Copy the data that follows, character for character, minus the pictures.

■ Stored data:
= = = = =
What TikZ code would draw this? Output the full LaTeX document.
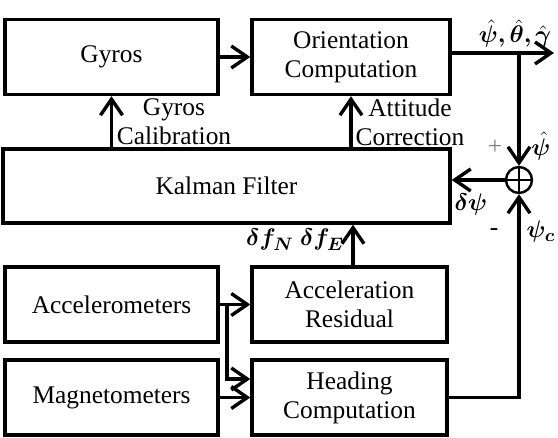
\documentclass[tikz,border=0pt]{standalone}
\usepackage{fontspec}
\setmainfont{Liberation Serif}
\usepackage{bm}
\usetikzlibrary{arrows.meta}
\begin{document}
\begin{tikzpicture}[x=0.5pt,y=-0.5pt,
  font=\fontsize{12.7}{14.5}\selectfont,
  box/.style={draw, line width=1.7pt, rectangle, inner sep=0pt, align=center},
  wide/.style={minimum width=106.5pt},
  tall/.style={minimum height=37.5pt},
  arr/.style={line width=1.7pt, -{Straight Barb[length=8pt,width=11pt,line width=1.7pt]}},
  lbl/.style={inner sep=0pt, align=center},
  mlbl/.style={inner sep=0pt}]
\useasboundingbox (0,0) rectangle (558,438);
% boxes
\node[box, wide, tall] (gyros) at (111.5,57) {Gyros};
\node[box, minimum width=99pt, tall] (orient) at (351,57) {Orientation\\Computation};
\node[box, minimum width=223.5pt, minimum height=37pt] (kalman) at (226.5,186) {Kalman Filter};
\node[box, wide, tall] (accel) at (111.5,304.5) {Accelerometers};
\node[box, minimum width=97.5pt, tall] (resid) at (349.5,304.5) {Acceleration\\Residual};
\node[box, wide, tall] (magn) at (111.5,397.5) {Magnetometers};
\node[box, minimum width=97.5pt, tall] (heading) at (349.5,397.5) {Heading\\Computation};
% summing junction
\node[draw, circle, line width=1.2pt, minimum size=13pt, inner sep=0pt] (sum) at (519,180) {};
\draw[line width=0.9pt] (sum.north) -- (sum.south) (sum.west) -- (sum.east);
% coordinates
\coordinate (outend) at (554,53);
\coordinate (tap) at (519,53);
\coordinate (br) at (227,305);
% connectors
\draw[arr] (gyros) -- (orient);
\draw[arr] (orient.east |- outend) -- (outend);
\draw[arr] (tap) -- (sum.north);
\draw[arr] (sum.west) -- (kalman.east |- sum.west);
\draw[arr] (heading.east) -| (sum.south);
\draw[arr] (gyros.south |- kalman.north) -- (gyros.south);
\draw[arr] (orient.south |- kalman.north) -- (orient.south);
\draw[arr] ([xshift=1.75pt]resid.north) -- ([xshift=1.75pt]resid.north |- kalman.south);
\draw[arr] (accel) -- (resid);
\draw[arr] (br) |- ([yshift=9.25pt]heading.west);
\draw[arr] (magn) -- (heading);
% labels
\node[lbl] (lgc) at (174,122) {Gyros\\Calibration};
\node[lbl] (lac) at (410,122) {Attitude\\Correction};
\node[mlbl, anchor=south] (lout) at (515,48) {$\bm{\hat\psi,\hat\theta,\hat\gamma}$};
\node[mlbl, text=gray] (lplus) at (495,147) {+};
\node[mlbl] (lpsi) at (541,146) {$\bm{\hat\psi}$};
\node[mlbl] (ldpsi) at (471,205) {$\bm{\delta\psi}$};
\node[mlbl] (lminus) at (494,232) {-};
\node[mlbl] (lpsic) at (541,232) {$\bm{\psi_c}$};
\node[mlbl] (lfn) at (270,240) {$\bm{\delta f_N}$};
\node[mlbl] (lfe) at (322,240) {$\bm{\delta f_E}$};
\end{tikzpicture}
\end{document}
= = = = =
■ Solution for this exercise:
What TikZ code would draw this? Output the full LaTeX document.
\documentclass[tikz,border=0pt]{standalone}
\usepackage{fontspec}
\setmainfont{Liberation Serif}
\usepackage{bm}
\usetikzlibrary{arrows.meta}
\begin{document}
\begin{tikzpicture}[x=0.5pt,y=-0.5pt,
  font=\fontsize{12.7}{14.5}\selectfont,
  box/.style={draw, line width=1.7pt, rectangle, inner sep=0pt, align=center},
  wide/.style={minimum width=106.5pt},
  tall/.style={minimum height=37.5pt},
  arr/.style={line width=1.7pt, -{Straight Barb[length=8pt,width=11pt,line width=1.7pt]}},
  lbl/.style={inner sep=0pt, align=center},
  mlbl/.style={inner sep=0pt}]
\useasboundingbox (0,0) rectangle (558,438);
% boxes
\node[box, wide, tall] (gyros) at (111.5,57) {Gyros};
\node[box, minimum width=99pt, tall] (orient) at (351,57) {Orientation\\Computation};
\node[box, minimum width=223.5pt, minimum height=37pt] (kalman) at (226.5,186) {Kalman Filter};
\node[box, wide, tall] (accel) at (111.5,304.5) {Accelerometers};
\node[box, minimum width=97.5pt, tall] (resid) at (349.5,304.5) {Acceleration\\Residual};
\node[box, wide, tall] (magn) at (111.5,397.5) {Magnetometers};
\node[box, minimum width=97.5pt, tall] (heading) at (349.5,397.5) {Heading\\Computation};
% summing junction
\node[draw, circle, line width=1.2pt, minimum size=13pt, inner sep=0pt] (sum) at (519,180) {};
\draw[line width=0.9pt] (sum.north) -- (sum.south) (sum.west) -- (sum.east);
% coordinates
\coordinate (outend) at (554,53);
\coordinate (tap) at (519,53);
\coordinate (br) at (227,305);
% connectors
\draw[arr] (gyros) -- (orient);
\draw[arr] (orient.east |- outend) -- (outend);
\draw[arr] (tap) -- (sum.north);
\draw[arr] (sum.west) -- (kalman.east |- sum.west);
\draw[arr] (heading.east) -| (sum.south);
\draw[arr] (gyros.south |- kalman.north) -- (gyros.south);
\draw[arr] (orient.south |- kalman.north) -- (orient.south);
\draw[arr] ([xshift=1.75pt]resid.north) -- ([xshift=1.75pt]resid.north |- kalman.south);
\draw[arr] (accel) -- (resid);
\draw[arr] (br) |- ([yshift=9.25pt]heading.west);
\draw[arr] (magn) -- (heading);
% labels
\node[lbl] (lgc) at (174,122) {Gyros\\Calibration};
\node[lbl] (lac) at (410,122) {Attitude\\Correction};
\node[mlbl, anchor=south] (lout) at (515,48) {$\bm{\hat\psi,\hat\theta,\hat\gamma}$};
\node[mlbl, text=gray] (lplus) at (495,147) {+};
\node[mlbl] (lpsi) at (541,146) {$\bm{\hat\psi}$};
\node[mlbl] (ldpsi) at (471,205) {$\bm{\delta\psi}$};
\node[mlbl] (lminus) at (494,232) {-};
\node[mlbl] (lpsic) at (541,232) {$\bm{\psi_c}$};
\node[mlbl] (lfn) at (270,240) {$\bm{\delta f_N}$};
\node[mlbl] (lfe) at (322,240) {$\bm{\delta f_E}$};
\end{tikzpicture}
\end{document}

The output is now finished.